If you have a single calculation to run (not lots of independent ones), and if you have enough memory to run it on our own computers, then it's unlikely to be any faster at PDC than here -- it might be quicker here. That's because simulation programs (e.g. Comsol) solving a single problem are unlikely to get a benefit from more than a few parallel CPUs. The increased speed for a multithreaded calculation is sublinear with the number of threads, and may even get worse beyond a point. When you try to use more threads to take advantage of more CPUs, you spend more time waiting for one part of the calculation to finish on one CPU, or for communication between the different parts. Large installations like PDC focus on lots of CPUs and memory, and the CPUs are generally quite average ones (since it costs a lot more for top-of-range). On our servers we have only a few CPUs (cores) in each -- which are all that can be efficiently used by our typical simulation programs -- but we make sure that each of these is about the fastest that can be got at the time.

Graphics Cards, NUMA

The "GPU"s (graphics processing units) of modern graphics cards are capable of very many parallel calculations.
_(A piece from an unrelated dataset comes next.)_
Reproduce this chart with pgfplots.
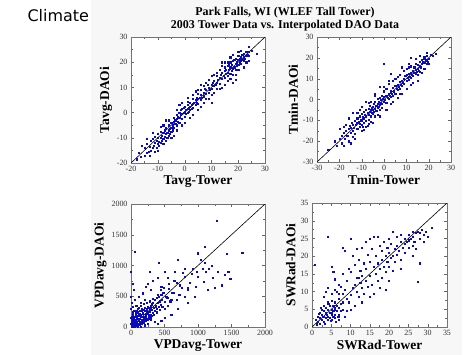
\documentclass[border=0pt]{standalone}
\usepackage{fontspec}
\setmainfont{Liberation Serif}
\newfontfamily\climatefont{DejaVu Sans}
\usepackage{pgfplots}
\pgfplotsset{compat=1.18}
\definecolor{ptblue}{RGB}{10,10,190}
\definecolor{panel}{RGB}{247,247,247}
\pgfplotsset{myax/.style={
  scale only axis, anchor=south west,
  tick align=inside, xtick pos=both, ytick pos=both,
  minor tick num=1,
  major tick length=3bp, minor tick length=1.6bp,
  tick style={black!60},
  axis line style={black!55},
  tick label style={font=\fontsize{8}{9}\selectfont, text=black!80},
  label style={font=\bfseries\fontsize{13.5}{14}\selectfont},
  /pgf/number format/assume math mode=true,
  /pgf/number format/1000 sep={},
  axis background/.style={fill=white},
  xlabel style={yshift=3bp},
  ylabel style={yshift=-2bp},
  }}
\pgfplotsset{pts/.style={only marks, mark=square*, mark size=0.55bp, ptblue, mark options={draw=none, fill=ptblue}}}
\begin{document}
\begin{tikzpicture}
\fill[white] (0bp,0bp) rectangle (474bp,355bp);
\fill[panel] (91bp,0bp) rectangle (462bp,355bp);
\node[font=\climatefont\fontsize{16}{18}\selectfont, anchor=west] at (24bp,339bp) {Climate};
\node[font=\bfseries\fontsize{12}{12.6}\selectfont, align=center] at (285bp,336bp) {Park Falls, WI (WLEF Tall Tower)\\2003 Tower Data vs. Interpolated DAO Data};

% ---------- Tavg ----------
\begin{axis}[myax, at={(131bp,192bp)}, width=134bp, height=126bp,
  xmin=-20, xmax=30, ymin=-20, ymax=30,
  xtick={-20,-10,...,30}, ytick={-20,-10,...,30},
  xlabel={Tavg-Tower}, ylabel={Tavg-DAOi}]
\addplot[black, no marks, line width=0.6bp] coordinates {(-20,-20) (30,30)};
\addplot[pts] coordinates {
(-18,-18.5) (-17,-16) (-16.5,-17.5) (-15,-17) (-15,-14) (-14,-16) (-14,-12.5) (-13.5,-15.5) (-13,-13.5) (-12.5,-11) (-12.5,-15) (-12,-14) (-12,-10.5) (-11.5,-13) (-11,-12) (-11,-9.5) (-10.5,-14) (-10.5,-11) (-10,-12.5) (-10,-10) (-10,-8.5) (-9.5,-11.5) (-9.5,-13) (-9,-10) (-9,-12) (-9,-7.5) (-8.5,-9) (-8.5,-11) (-8,-10.5) (-8,-8) (-8,-12.5) (-7.5,-9.5) (-7.5,-7) (-7,-8.5) (-7,-11) (-7,-6) (-6.5,-8) (-6.5,-10) (-6,-7) (-6,-9) (-6,-5) (-5.5,-6.5) (-5.5,-8.5) (-5,-6) (-5,-4) (-5,-7.5) (-4.5,-5) (-4.5,-7) (-4,-3.5) (-4,-6) (-4,-2) (-3.5,-4.5) (-3.5,-3) (-3,-2.5) (-3,-5) (-3,-1) (-2.5,-3.5) (-2.5,-1.5) (-2,-2) (-2,0) (-2,-4) (-1.5,-1) (-1.5,1) (-1,-0.5) (-1,-2.5) (-1,1.5) (-0.5,0) (-0.5,2) (0,0.5) (0,-1.5) (0,2.5) (0.5,1) (0.5,-0.5) (1,1.5) (1,0) (1,3) (1.5,2) (1.5,0.5) (2,2.5) (2,1) (2,4) (2.5,3) (2.5,1.5) (3,3.5) (3,2) (3,5.5) (3.5,4) (4,3) (4,5) (4.5,6) (4.5,4) (5,5.5) (5,3.5) (5,7.5) (5.5,6) (6,5) (6,7) (6,9) (6.5,6) (7,8) (7,4) (7,6.5) (7.5,9.5) (8,7.5) (8,9) (8.5,11) (9,8) (9,10) (9.5,9) (10,11) (10,9.5) (10.5,12) (11,10.5) (11,12.5) (11.5,11) (12,12) (12,14.5) (12.5,13) (13,14) (13,11.5) (13.5,15) (14,13.5) (14,16) (14.5,14.5) (15,16.5) (15,14) (15,18) (15.5,15.5) (15.5,17) (16,16) (16,18.5) (16,14.5) (16.5,17) (16.5,19) (17,15.5) (17,18) (17,20) (17.5,16.5) (17.5,19) (18,17.5) (18,20.5) (18,15) (18.5,18) (18.5,21) (19,19.5) (19,17) (19,21.5) (19.5,20) (19.5,18.5) (20,21) (20,19) (20,22.5) (20.5,20) (20.5,21.5) (21,19.5) (21,22) (21,20.5) (21.5,21) (21.5,23) (22,22) (22,20.5) (22,23.5) (22.5,21.5) (23,22.5) (23,24) (23.5,23) (24,22.5) (24,24) (25,24.5) (27,23.5) (19,15) (17,13.5) (14,10) (10,14.5) (5,9) (1,4.5) (-3,1) (-9,-5.5) (-14,-10.5) (8,5.5) (12,9.5) (16,12.5)
(-16,-13) (-13,-17) (-11,-15.5) (-8,-5) (-6,-3) (-5,-10) (-4,-9) (-2,3) (-1,4) (0,-4) (1,6) (2,-2) (3,7) (4,8.5) (5,1) (6,11) (7,10.5) (8,12) (9,5.5) (9,13) (10,7) (11,15) (11,8) (12,16) (13,9.5) (13,17) (14,18.5) (15,11) (16,20) (17,22) (18,23) (19,13) (20,17) (21,24.5) (22,18) (23,20) (24,20.5) (24,26) (20,24) (15,20) (3,-1) (-1,-5) (-7,-3) (-12,-8) (-10,-15) (6,2.5) (-3,-7) (18,12) (14,20) (10,4)
};
\end{axis}

% ---------- Tmin ----------
\begin{axis}[myax, at={(317bp,193bp)}, width=134bp, height=125bp,
  xmin=-30, xmax=30, ymin=-30, ymax=30,
  xtick={-30,-20,...,30}, ytick={-30,-20,...,30},
  xlabel={Tmin-Tower}, ylabel={Tmin-DAOi}]
\addplot[black, no marks, line width=0.6bp] coordinates {(-30,-30) (30,30)};
\addplot[pts] coordinates {
(-25,-24) (-22,-20) (-21,-22) (-20,-19) (-19,-17.5) (-19,-21) (-18,-16) (-18,-13) (-17.5,-19) (-17,-15) (-17,-12) (-16.5,-17.5) (-16,-14) (-16,-20) (-15.5,-12.5) (-15,-16) (-15,-13.5) (-15,-21) (-14.5,-11) (-14,-15) (-14,-12) (-14,-6.5) (-13.5,-13.5) (-13,-10) (-13,-16.5) (-12.5,-12) (-12,-9) (-12,-14) (-12,-11) (-11.5,-10.5) (-11,-13) (-11,-8) (-11,-11.5) (-10.5,-9.5) (-10,-12) (-10,-7) (-10,-10) (-9.5,-8.5) (-9.5,-13) (-9,-9) (-9,-6) (-9,-11) (-8.5,-7.5) (-8,-10) (-8,-5) (-8,-8) (-7.5,-6.5) (-7.5,-12.5) (-7,-7.5) (-7,-4.5) (-7,-9.5) (-6.5,-6) (-6.5,-3) (-6,-8) (-6,-5) (-6,-10.5) (-5.5,-4) (-5.5,-6.5) (-5,-7) (-5,-3.5) (-5,-5) (-4.5,-2) (-4.5,-6) (-4,-4.5) (-4,-1) (-4,-8) (-3.5,-3) (-3.5,-5.5) (-3,-2) (-3,-4) (-3,0.5) (-2.5,-3.5) (-2.5,-1) (-2,-2.5) (-2,-5) (-2,1) (-1.5,-1.5) (-1.5,0) (-1,-2) (-1,2) (-1,-4) (-0.5,0.5) (0,-1) (0,1.5) (0,17) (0,4) (0.5,0) (1,2) (1,-1.5) (1,5) (1.5,1) (2,3) (2,0.5) (2.5,2) (3,4) (3,12.5) (3,1.5) (3.5,3) (4,5.5) (4,2) (4.5,4) (5,6.5) (5,3) (5.5,5) (6,7) (6,4.5) (6.5,6) (7,8.5) (7,5) (7.5,7) (8,9) (8,6.5) (8.5,8) (9,10) (9,7.5) (9.5,11.5) (10,9) (10,12) (10,15) (10.5,10.5) (11,12.5) (11,9.5) (11,15.5) (11.5,11) (12,13) (12,10.5) (12,16) (12.5,12) (13,14) (13,11.5) (13.5,13) (13.5,15.5) (14,12.5) (14,14.5) (14,17) (14.5,13.5) (15,15) (15,16.5) (15,12) (15.5,14) (16,16) (16,18) (16,13.5) (16.5,15.5) (17,17) (17,19) (17.5,18) (18,17.5) (18,19.5) (18,20.5) (18.5,18.5) (19,19) (19,17) (19,21) (19.5,18) (20,19.5) (21,21.5) (23,22) (8,15.5) (6,11) (4,9) (2,7.5) (-2,6) (-4,3) (-8,-1) (-10,-3.5) (-12,-6.5) (12,7) (7,3) (-3,-7.5) (-9,-14.5) (-7,-11.5)
(-20,-14) (-18,-22) (-16,-9) (-13,-19) (-11,-5) (-10,-15) (-8,-13) (-6,-1) (-5,-11) (-4,2) (-2,-8) (0,6) (1,-5) (2,9) (3,-2) (5,10) (6,1) (7,12) (8,3) (9,14) (10,5) (11,17) (12,20) (13,8) (14,19.5) (15,9) (16,21) (17,13) (18,15) (19,22.5) (20,17) (22,21) (-14,-18) (-7,-1.5) (4,-1)
};
\end{axis}

% ---------- VPDavg ----------
\begin{axis}[myax, at={(131bp,28bp)}, width=134bp, height=123bp,
  xmin=0, xmax=2000, ymin=0, ymax=2000,
  xtick={0,500,...,2000}, ytick={0,500,...,2000},
  scaled ticks=false,
  xlabel={VPDavg-Tower}, ylabel={VPDavg-DAOi}]
\addplot[black, no marks, line width=0.6bp] coordinates {(0,0) (2000,2000)};
\addplot[pts] coordinates {
(10,20) (20,60) (30,10) (40,90) (50,40) (60,120) (70,30) (80,150) (90,70) (100,50) (110,180) (120,100) (130,140) (140,60) (150,200) (160,120) (170,90) (180,230) (190,160) (200,110) (210,260) (220,190) (230,140) (240,290) (250,220) (260,170) (270,320) (280,250) (290,200) (300,350) (310,280) (320,230) (330,400) (340,310) (350,260) (360,440) (370,350) (380,300) (390,470) (400,390) (410,330) (420,500) (430,420) (440,360) (450,520) (460,450) (480,560) (500,410) (540,480) (560,620) (600,440) (640,560) (680,720) (720,520) (760,640) (800,820) (840,600) (880,720) (920,950) (960,660) (1000,820) (1040,1100) (1080,740) (1120,900) (1160,950) (1200,1000) (1220,800) (1250,640) (1280,1724) (1300,900) (1360,680) (1400,850) (1430,1190) (1450,900) (1480,780) (1660,1215) (1150,600) (950,500) (850,400) (700,300) (600,200) (500,150) (450,100) (400,50) (350,80) (300,120) (250,60) (200,30) (150,10) (100,5) (50,5) (0,50) (0,150) (0,300) (0,500) (0,900) (10,400) (20,250) (30,700) (40,600) (50,1220) (60,450) (80,350) (100,300) (120,500) (150,400) (170,550) (200,450) (220,650) (250,700) (280,900) (300,600) (330,750) (400,800) (420,1050) (450,650) (500,900) (550,800) (650,900) (700,1100) (800,950) (1000,1200) (1100,1300) (5,5) (15,100) (25,180) (35,30) (45,140) (55,80) (65,200) (75,110) (85,260) (95,20) (105,240) (115,320) (125,40) (135,270) (145,350) (155,90) (165,300) (175,170) (185,380) (195,70) (205,320) (215,210) (225,100) (235,400) (245,250) (255,330) (265,130) (275,280) (285,420) (295,310) (305,180) (315,370) (325,460) (345,200) (365,330) (385,240) (405,520) (425,280) (445,600) (465,330) (485,640) (505,300) (525,500) (545,350) (565,700) (585,420) (605,560) (645,750) (685,450) (725,680) (765,880) (805,500) (845,640) (905,860) (985,900) (1065,950) (1105,1050) (12,130) (22,30) (32,210) (42,50) (52,170) (62,20) (72,240) (82,90) (92,190) (102,130) (112,60) (122,220) (132,80) (142,170) (152,260) (162,50) (172,210) (182,120) (192,280) (212,150) (232,240) (252,120) (272,200) (292,160) (8,80) (18,160) (28,330) (38,120) (48,260) (58,60) (68,340) (78,190)
};
\end{axis}

% ---------- SWRad ----------
\begin{axis}[myax, at={(312bp,28bp)}, width=135bp, height=124bp,
  xmin=0, xmax=35, ymin=0, ymax=35,
  xtick={0,5,...,35}, ytick={0,5,...,35},
  xlabel={SWRad-Tower}, ylabel={SWRad-DAOi}]
\addplot[black, no marks, line width=0.6bp] coordinates {(0,0) (35,35)};
\addplot[pts] coordinates {
(1,2) (1.5,3) (1.5,1.5) (2,2.5) (2,4) (2,1) (2.5,3.5) (2.5,2) (2.5,5) (3,3) (3,1.5) (3,4.5) (3,6) (3.5,2.5) (3.5,4) (3.5,5.5) (4,3) (4,2) (4,5) (4,7) (4.5,4) (4.5,2.5) (4.5,6) (5,3.5) (5,5) (5,2) (5,7.5) (5.5,4.5) (5.5,3) (5.5,6) (6,5) (6,3.5) (6,7) (6,2.5) (6.5,4.5) (6.5,6) (7,5.5) (7,3.5) (7,8) (7.5,6.5) (7.5,4.5) (8,7) (8,9.5) (8,5) (1.2,0.8) (1.8,3.8) (2.2,5.5) (2.8,2.8) (3.2,1) (3.8,3.5) (4.2,6.5) (4.8,1.8) (5.2,4) (5.8,5.5) (6.2,1.5) (6.8,2.8) (3,8.5) (3.5,10) (4,11) (5,9.5) (0.8,17.5) (4,25.5) (5,17) (5.5,15.5) (6,13.5) (6.5,10) (7,12) (7.5,11.5) (8,15) (8,22.5) (8.5,21.5) (8.5,10.5) (9,13) (9,8) (9.5,16.5) (9.5,7) (10,9) (10,15.5) (10,25) (10.5,11) (10.5,20) (11,12) (11,17.5) (11,6) (11.5,10) (11.5,22) (12,14) (12,19) (12,8.5) (12.5,12.5) (12.5,16) (13,11) (13,22.5) (13,14.5) (13.5,9.5) (13.5,18) (14,13) (14,24) (14,16.5) (14.5,11.5) (14.5,20.5) (15,14.5) (15,25) (15,18.5) (15.5,12) (15.5,22) (16,17) (16,25.5) (16,9.5) (16.5,15) (16.5,20) (17,13) (17,18) (17,25.5) (17.5,16.5) (17.5,23) (18,19) (18,14) (18,21.5) (18.5,17) (18.5,24) (19,20) (19,15.5) (19,10.5) (19.5,18.5) (19.5,22.5) (20,21) (20,17) (20,25) (20.5,19.5) (20.5,23.5) (21,20) (21,16) (21,27) (21.5,22) (21.5,18.5) (22,23) (22,20.5) (22,25.5) (22.5,21.5) (23,24) (23,19) (23,26) (23.5,22.5) (24,25) (24,21) (24,23.5) (24.5,24) (25,26) (25,22.5) (25,24.5) (25.5,25) (26,27) (26,23) (26,25.5) (26.5,24) (27,26.5) (27,22) (27.5,12.8) (28,18) (27.5,27) (28,25) (28,26.5) (28.5,27.5) (29,26) (29,24) (29.5,27) (30,25.5) (31,28) (26,20) (23,16.5) (20,13) (17.5,11) (15,8.5) (13,7) (10,5) (8.5,3) (7,2) (9,4.5) (11.5,14) (6,10.5) (7,9.5)
};
\end{axis}
\end{tikzpicture}
\end{document}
These can be used for calculations that are passed back to the user, instead of going to the screen. Use of GPUs for scientific computation is being strongly driven by manufacturers, e.g. GPU Parallel Computing, with specifically optimised programming languages, CUDA. Matlab has some support, GPUs in Matlab. We do not have this capability now. We could buy a server with a supported type of GPU if anyone considers it worthwhile to try this. I'm not sure about how multi-user access would work.

External services

It is possible to use external services to pay for access "by the hour" to potentially many servers. A major example is Amazon's "Elastic Compute" service, EC2, which includes "instances" optimized for high memory, computation power, and GPUs (see above!). On the rented computer, you run your choice of virtual machine, which can be a standard one or your own installation; you get full access to that operating system. We once found it convenient to use some of the EC2 computers as well as local ones at KTH, all running separate instances of a proprietary simulation program (which needed to contact the KTH licence-server) for dealing with some millions of separate cases that were studied; more detail can be found starting at page 46 of this thesis [pdf].